Mon 15 Sep 2014
OUANGA. George Terwilliger Productions, 1936. Also released as Drums of the Jungle and The Love Wanga. Fredi Washington, Philip Brandon, Marie Paxton, Sheldon Leonard. Written & directed by George Terwilliger.
Most critics agree that the story behind this movie is more interesting than the film itself, but I found Ouanga possessed of a unique charm that kept me watching and even enjoying it.
The plot is a simple affair, and writer/director Terwilliger had the sense to keep it that way. Clelie (Fredi Washington) is a Haitian plantation owner of mixed race, in love with the neighboring and very white planter Adam Maynard.
The script hints that their relationship has been more than neighborly, but as the story starts, Adam is bringing his fiancée to the island and it ain’t Clelie — it’s whey-faced blonde Eve Langley, whom Clelie decides to kill with voodoo magic.
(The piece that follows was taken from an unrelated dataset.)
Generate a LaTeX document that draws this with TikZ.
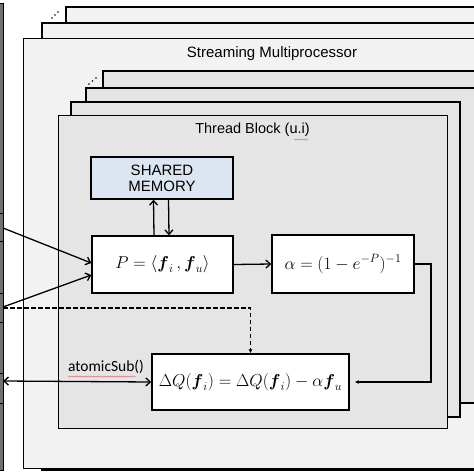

And plot-wise that’s really about it, except that Clelie herself is pursued by mixed-race overseer LeStrange (Sheldon Leonard) who has his own murderous way of dealing with unrequited love.
The story has a spare, allegorical feel to it, even down to the names of the putative hero and heroine (Adam & Eve) and the garden-like setting of the action. There’s also a fine dichotomy between the frank passion of the native peoples and the pallid complacency of their white counterparts. Terwilliger seems to enjoy cutting between vigorous folk ceremonies and tepid garden parties—and the passion in the clinches of Clelie and LeStrange quite overshadows the perfunctory romance of hero and heroine.
Terwilliger, obviously influenced by William Seabrook’s 1929 book The Magic Island, went to Haiti to film authentic Voodoo ceremonies and did a lot of research for this film, but he got chased out by the local witch doctors, who killed a member of his crew.
He ended up filming in Jamaica under primitive conditions and the result is terribly crude, but I found it oddly powerful as well — if you can get past the bad script, bad acting and laughable stunt-work. The Voodoo scenes here have a primitive and suitably awed quality to them such as I have seen nowhere else, as if the filmmaker were trying to convey to us something of his own dread and wonderment.
As a footnote, writer/producer/director George Terwilliger is something of a mysterious figure in the movies. An authentic pioneer of the cinema, he worked with D.W.Griffith and stayed busy in the silent era, but there’s a ten-year gap between his last silent film in 1926 and the appearance of Ouanga.
Afterwards, the screenplay of this film was recycled into an all-black movie, The Devil’s Daughter (1939) but Terwilliger himself never made another film. He died in 1970.